> _Description of the task_
Retype exactly what appears below from the line containing "Clone this diagram in TikZ." down to the line containing "(1037,213) -- (1037,747);", keeping both end lines. Do not include pictures.
-- Begin Dataset entries --
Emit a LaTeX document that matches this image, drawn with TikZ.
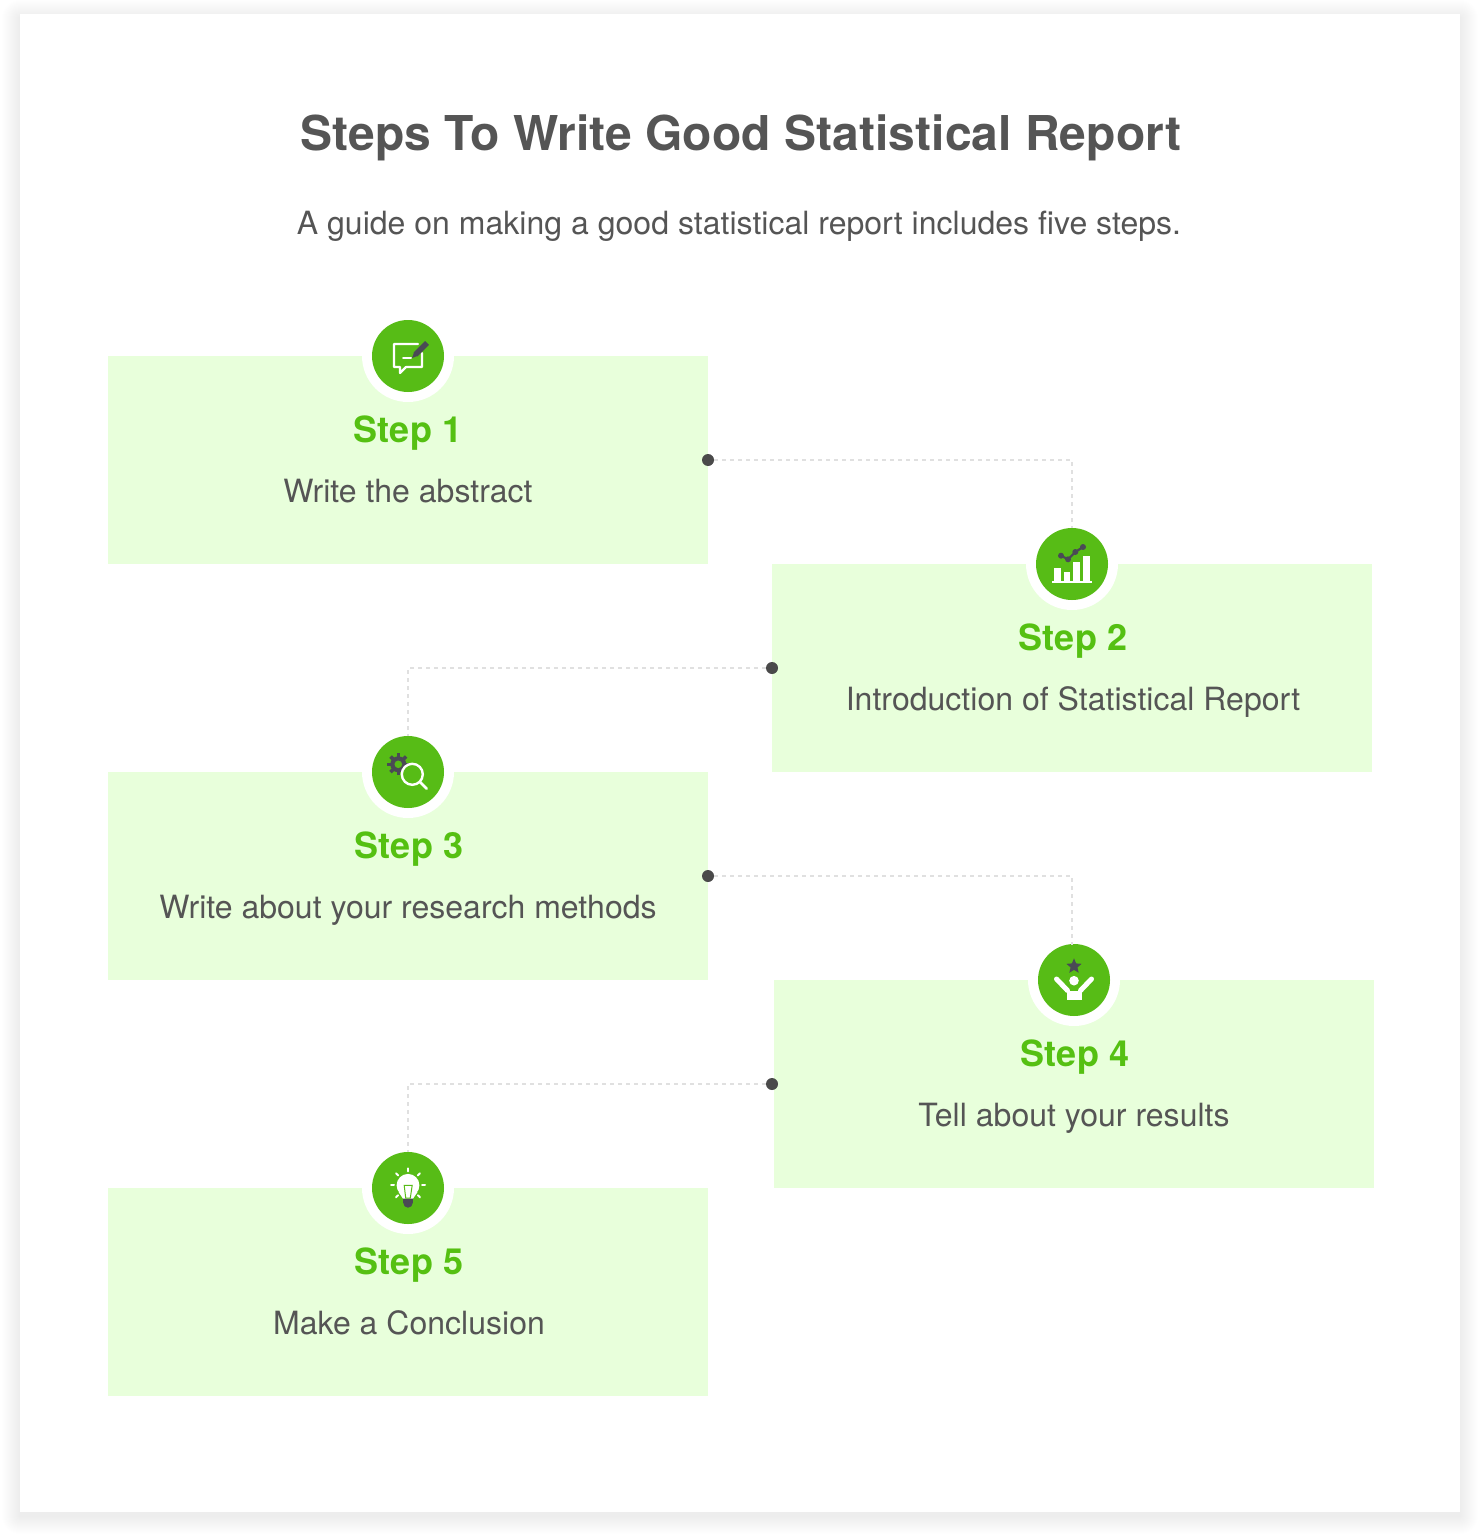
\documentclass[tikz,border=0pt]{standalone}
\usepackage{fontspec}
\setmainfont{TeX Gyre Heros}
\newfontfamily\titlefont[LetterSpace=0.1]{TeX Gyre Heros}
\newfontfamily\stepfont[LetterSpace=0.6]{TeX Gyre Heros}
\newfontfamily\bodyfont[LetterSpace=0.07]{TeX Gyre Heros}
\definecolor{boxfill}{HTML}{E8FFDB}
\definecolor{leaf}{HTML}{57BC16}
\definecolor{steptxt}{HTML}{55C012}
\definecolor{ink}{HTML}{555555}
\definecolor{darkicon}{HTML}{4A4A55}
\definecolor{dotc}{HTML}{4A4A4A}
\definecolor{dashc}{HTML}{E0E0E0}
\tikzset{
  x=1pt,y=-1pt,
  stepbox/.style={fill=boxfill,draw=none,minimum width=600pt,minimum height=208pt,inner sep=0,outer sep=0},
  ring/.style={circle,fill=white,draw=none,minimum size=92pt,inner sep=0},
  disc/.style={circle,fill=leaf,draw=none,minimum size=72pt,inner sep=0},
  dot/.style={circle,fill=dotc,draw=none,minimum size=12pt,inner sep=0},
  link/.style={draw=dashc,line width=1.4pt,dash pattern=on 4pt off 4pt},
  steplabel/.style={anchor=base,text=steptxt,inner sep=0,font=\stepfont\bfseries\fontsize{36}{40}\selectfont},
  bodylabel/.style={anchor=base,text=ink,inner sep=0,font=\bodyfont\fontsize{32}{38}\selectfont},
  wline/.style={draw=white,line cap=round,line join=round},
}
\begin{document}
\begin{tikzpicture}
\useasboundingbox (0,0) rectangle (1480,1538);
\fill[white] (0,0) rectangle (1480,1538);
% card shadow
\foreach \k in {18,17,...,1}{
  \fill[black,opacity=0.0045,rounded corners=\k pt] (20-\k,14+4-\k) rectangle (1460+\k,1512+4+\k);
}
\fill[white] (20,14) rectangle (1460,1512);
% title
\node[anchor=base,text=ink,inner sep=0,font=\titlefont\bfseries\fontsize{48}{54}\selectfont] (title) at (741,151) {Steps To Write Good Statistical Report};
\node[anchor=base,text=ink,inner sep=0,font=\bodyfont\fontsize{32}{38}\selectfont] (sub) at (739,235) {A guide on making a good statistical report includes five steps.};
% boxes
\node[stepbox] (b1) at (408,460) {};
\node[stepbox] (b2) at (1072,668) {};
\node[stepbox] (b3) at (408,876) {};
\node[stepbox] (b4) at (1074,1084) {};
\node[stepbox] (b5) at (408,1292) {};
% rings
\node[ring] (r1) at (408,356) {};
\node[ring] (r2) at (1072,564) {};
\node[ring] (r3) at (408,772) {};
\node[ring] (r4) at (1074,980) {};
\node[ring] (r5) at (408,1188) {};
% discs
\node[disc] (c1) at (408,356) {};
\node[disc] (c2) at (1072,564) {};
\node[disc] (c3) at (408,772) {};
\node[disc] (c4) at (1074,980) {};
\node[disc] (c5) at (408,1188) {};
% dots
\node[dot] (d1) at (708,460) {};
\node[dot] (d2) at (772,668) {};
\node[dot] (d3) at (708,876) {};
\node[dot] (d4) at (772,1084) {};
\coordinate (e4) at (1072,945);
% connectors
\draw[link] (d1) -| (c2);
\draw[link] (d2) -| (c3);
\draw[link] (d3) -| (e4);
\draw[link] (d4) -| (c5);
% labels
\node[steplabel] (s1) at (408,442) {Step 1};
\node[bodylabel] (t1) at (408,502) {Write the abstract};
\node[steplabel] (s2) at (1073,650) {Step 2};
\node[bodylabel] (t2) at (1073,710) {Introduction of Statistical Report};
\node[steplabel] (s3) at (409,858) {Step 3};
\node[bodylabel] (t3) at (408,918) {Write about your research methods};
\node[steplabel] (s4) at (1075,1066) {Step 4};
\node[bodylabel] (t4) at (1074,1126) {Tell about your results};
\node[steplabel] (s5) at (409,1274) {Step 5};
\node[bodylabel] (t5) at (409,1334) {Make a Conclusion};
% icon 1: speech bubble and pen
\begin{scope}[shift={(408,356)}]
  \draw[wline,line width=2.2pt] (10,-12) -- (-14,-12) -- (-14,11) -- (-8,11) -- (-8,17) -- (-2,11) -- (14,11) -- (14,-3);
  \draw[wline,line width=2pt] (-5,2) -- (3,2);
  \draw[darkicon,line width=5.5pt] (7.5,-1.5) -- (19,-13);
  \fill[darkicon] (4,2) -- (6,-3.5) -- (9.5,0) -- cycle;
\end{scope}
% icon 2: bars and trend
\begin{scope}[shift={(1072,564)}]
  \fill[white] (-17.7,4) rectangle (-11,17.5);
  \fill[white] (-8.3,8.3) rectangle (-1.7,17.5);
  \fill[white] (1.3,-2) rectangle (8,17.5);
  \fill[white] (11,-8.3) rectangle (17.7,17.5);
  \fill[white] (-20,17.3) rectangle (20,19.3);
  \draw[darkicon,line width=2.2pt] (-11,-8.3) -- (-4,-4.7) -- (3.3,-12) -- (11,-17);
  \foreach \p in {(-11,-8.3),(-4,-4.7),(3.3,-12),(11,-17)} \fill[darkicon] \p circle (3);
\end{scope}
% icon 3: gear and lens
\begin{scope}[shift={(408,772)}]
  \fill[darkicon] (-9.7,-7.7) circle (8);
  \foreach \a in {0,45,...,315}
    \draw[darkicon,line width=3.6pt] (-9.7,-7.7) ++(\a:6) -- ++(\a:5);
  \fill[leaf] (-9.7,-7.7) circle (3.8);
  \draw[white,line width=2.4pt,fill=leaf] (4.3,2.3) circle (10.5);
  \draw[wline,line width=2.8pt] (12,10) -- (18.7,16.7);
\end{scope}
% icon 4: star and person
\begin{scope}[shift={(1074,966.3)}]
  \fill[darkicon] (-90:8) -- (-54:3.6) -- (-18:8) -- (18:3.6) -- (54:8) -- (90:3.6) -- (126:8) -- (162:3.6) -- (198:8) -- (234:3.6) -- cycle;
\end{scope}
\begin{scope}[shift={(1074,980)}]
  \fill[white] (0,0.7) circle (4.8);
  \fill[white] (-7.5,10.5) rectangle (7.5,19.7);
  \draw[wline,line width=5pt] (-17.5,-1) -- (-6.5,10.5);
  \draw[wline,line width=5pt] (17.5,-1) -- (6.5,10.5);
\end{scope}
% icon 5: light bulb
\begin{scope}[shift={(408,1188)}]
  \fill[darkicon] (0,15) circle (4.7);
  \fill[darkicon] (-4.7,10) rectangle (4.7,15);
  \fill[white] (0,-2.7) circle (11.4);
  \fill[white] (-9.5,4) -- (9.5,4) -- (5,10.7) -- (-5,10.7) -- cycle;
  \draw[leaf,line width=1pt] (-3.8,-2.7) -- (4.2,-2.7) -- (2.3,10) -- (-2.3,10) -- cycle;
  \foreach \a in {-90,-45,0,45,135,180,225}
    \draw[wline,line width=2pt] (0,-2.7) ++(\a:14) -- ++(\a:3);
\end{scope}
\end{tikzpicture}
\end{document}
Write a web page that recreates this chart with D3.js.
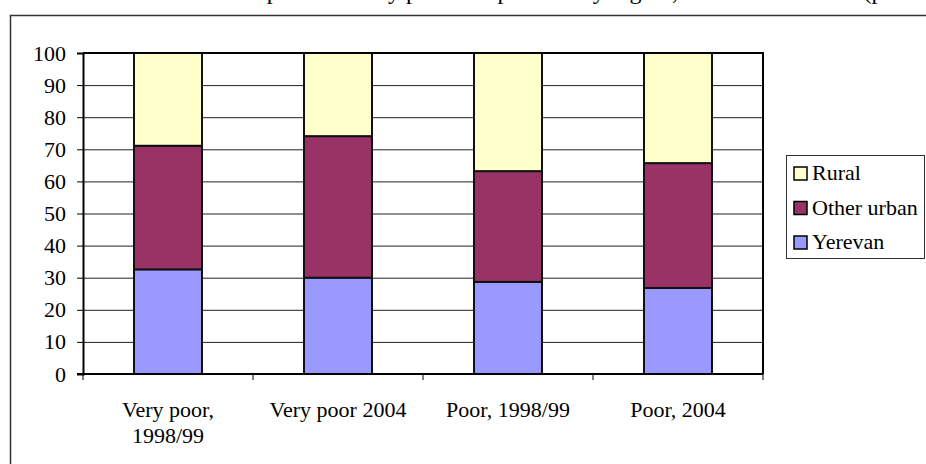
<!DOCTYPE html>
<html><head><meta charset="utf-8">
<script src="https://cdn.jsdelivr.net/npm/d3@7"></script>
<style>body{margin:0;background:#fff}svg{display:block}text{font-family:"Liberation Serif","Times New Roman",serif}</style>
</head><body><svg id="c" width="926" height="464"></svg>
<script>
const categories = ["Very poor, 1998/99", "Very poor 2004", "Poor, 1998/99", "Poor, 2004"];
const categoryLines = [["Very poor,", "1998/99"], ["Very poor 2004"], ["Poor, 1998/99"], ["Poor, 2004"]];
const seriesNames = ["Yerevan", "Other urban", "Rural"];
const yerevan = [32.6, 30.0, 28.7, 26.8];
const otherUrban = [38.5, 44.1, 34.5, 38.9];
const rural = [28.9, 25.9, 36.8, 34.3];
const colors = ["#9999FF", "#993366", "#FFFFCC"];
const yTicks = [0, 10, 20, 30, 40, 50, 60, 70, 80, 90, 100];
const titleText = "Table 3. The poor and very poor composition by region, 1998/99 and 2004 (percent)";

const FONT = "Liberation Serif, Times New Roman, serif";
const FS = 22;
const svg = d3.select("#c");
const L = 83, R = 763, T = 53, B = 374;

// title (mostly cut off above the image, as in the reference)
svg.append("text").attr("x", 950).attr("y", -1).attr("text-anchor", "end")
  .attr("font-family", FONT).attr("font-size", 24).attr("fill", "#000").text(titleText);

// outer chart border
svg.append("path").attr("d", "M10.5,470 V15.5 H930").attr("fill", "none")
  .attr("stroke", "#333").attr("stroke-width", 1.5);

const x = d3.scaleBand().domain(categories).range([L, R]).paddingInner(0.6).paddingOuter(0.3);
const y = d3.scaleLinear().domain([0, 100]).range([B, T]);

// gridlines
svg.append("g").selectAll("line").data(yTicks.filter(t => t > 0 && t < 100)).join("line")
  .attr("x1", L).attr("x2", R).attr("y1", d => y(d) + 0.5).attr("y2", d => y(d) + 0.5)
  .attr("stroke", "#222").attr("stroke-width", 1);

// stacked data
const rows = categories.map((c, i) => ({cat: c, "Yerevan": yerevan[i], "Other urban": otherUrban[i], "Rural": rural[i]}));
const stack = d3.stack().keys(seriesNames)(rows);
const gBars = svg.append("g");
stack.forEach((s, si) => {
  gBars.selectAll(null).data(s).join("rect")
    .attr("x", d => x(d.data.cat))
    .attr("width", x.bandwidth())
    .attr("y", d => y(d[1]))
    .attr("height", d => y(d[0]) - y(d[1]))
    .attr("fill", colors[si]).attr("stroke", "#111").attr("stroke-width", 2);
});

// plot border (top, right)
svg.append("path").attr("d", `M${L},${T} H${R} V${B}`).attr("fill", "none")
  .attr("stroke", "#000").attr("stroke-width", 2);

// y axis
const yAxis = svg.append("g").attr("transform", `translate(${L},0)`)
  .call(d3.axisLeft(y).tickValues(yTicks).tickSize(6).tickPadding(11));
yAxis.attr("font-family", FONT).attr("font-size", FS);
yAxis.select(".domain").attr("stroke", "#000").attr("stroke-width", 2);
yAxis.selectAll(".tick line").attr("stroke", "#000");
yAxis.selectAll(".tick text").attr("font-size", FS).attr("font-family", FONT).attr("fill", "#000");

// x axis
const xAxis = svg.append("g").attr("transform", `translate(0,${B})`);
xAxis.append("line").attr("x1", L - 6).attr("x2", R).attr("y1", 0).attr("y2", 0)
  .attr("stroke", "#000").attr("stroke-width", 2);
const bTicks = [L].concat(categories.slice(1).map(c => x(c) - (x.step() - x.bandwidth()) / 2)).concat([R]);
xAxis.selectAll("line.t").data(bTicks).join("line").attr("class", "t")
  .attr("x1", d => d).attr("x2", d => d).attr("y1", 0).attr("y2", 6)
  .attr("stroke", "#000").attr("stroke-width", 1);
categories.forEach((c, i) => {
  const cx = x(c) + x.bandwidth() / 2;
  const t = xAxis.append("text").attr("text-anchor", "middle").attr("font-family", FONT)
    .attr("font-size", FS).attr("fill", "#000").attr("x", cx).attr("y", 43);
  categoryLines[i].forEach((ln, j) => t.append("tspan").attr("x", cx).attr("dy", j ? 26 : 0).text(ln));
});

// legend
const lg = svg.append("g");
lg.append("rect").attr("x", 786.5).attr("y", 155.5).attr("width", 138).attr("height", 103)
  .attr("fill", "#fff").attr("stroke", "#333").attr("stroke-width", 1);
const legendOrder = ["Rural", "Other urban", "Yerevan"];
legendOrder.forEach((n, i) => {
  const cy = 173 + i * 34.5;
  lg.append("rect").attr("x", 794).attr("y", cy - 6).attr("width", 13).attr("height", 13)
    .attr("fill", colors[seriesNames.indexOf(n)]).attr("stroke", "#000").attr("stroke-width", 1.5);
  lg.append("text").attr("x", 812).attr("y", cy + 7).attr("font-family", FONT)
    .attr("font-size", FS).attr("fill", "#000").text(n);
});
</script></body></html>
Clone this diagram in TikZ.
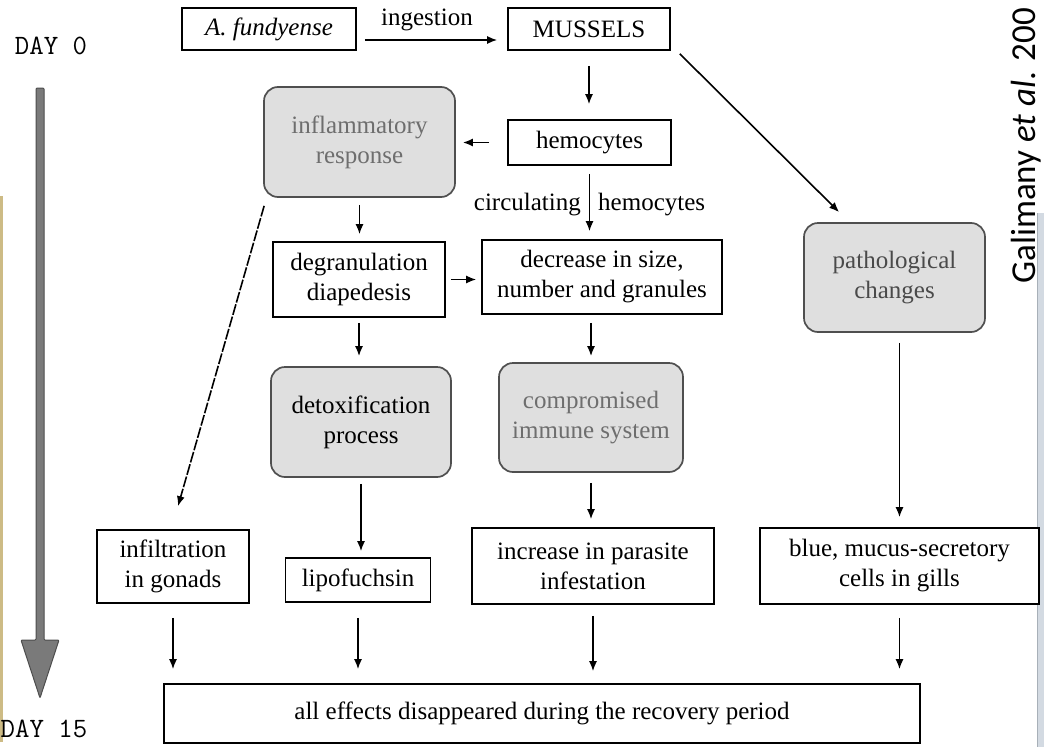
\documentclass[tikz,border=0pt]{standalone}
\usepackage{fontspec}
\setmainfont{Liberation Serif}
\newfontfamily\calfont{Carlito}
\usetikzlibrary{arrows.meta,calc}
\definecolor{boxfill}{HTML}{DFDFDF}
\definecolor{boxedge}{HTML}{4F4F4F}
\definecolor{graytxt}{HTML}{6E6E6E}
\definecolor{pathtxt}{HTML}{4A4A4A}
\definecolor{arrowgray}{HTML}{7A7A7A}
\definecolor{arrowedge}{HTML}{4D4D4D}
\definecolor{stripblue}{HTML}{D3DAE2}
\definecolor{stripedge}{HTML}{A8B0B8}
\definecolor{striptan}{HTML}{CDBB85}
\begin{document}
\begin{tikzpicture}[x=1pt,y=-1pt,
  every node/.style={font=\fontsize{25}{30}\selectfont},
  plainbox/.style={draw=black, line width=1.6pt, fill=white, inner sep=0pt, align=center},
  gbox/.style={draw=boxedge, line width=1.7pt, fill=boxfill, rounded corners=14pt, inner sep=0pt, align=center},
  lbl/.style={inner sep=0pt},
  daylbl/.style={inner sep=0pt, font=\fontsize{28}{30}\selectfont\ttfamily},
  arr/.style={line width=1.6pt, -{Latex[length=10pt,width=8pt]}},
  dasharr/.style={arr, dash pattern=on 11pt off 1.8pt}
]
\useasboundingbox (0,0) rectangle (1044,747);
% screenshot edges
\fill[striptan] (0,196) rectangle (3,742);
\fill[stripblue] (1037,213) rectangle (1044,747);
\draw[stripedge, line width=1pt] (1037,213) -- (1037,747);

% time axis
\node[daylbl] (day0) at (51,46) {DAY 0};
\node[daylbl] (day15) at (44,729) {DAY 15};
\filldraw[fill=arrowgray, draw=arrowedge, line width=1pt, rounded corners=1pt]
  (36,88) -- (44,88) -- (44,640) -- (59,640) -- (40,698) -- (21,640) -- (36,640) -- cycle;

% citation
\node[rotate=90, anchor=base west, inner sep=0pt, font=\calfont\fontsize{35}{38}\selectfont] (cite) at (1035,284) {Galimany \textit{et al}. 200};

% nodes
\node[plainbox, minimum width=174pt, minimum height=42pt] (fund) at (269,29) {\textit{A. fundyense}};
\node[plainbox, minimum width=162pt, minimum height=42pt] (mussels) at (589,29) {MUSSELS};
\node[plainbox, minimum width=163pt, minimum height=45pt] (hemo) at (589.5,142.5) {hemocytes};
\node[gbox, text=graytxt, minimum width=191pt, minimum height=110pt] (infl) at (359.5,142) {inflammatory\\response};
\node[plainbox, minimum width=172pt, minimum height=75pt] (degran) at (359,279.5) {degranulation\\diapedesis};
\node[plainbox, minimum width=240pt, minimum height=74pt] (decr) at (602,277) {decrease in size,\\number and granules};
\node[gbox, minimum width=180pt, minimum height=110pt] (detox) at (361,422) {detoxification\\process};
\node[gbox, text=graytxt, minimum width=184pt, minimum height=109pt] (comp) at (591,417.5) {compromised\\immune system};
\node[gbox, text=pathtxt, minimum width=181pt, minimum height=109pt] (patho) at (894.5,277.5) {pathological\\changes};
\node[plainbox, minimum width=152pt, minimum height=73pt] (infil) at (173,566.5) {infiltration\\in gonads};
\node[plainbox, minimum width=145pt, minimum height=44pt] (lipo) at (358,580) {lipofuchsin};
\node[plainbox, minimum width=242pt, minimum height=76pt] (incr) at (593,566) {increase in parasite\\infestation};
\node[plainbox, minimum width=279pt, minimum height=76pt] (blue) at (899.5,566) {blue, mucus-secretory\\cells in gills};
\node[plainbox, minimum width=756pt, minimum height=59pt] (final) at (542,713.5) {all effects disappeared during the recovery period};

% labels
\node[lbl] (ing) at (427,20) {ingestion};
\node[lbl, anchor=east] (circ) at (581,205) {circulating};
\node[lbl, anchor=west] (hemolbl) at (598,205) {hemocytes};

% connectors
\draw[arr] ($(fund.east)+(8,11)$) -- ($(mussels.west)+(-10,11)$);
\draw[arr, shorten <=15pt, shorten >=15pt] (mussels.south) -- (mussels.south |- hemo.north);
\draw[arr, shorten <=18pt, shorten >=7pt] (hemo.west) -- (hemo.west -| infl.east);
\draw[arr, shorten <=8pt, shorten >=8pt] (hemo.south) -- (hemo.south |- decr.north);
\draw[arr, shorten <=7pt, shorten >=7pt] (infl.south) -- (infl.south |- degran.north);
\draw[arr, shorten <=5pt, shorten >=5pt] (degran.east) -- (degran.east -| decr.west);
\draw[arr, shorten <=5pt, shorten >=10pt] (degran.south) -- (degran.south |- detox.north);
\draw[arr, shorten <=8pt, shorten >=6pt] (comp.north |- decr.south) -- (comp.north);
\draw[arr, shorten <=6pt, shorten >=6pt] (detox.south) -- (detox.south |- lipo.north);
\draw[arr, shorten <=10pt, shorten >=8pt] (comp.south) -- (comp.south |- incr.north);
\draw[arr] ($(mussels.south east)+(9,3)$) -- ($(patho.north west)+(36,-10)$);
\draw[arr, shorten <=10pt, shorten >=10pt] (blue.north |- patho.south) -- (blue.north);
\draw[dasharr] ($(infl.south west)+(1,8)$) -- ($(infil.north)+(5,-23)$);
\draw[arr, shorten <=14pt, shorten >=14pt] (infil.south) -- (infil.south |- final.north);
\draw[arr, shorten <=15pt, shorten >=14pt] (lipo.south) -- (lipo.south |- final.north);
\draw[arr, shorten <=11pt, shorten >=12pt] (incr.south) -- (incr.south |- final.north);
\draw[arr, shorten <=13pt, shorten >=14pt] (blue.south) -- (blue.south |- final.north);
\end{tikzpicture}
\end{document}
-- End Dataset entries --
> _Answer_
Clone this diagram in TikZ.
\documentclass[tikz,border=0pt]{standalone}
\usepackage{fontspec}
\setmainfont{Liberation Serif}
\newfontfamily\calfont{Carlito}
\usetikzlibrary{arrows.meta,calc}
\definecolor{boxfill}{HTML}{DFDFDF}
\definecolor{boxedge}{HTML}{4F4F4F}
\definecolor{graytxt}{HTML}{6E6E6E}
\definecolor{pathtxt}{HTML}{4A4A4A}
\definecolor{arrowgray}{HTML}{7A7A7A}
\definecolor{arrowedge}{HTML}{4D4D4D}
\definecolor{stripblue}{HTML}{D3DAE2}
\definecolor{stripedge}{HTML}{A8B0B8}
\definecolor{striptan}{HTML}{CDBB85}
\begin{document}
\begin{tikzpicture}[x=1pt,y=-1pt,
  every node/.style={font=\fontsize{25}{30}\selectfont},
  plainbox/.style={draw=black, line width=1.6pt, fill=white, inner sep=0pt, align=center},
  gbox/.style={draw=boxedge, line width=1.7pt, fill=boxfill, rounded corners=14pt, inner sep=0pt, align=center},
  lbl/.style={inner sep=0pt},
  daylbl/.style={inner sep=0pt, font=\fontsize{28}{30}\selectfont\ttfamily},
  arr/.style={line width=1.6pt, -{Latex[length=10pt,width=8pt]}},
  dasharr/.style={arr, dash pattern=on 11pt off 1.8pt}
]
\useasboundingbox (0,0) rectangle (1044,747);
% screenshot edges
\fill[striptan] (0,196) rectangle (3,742);
\fill[stripblue] (1037,213) rectangle (1044,747);
\draw[stripedge, line width=1pt] (1037,213) -- (1037,747);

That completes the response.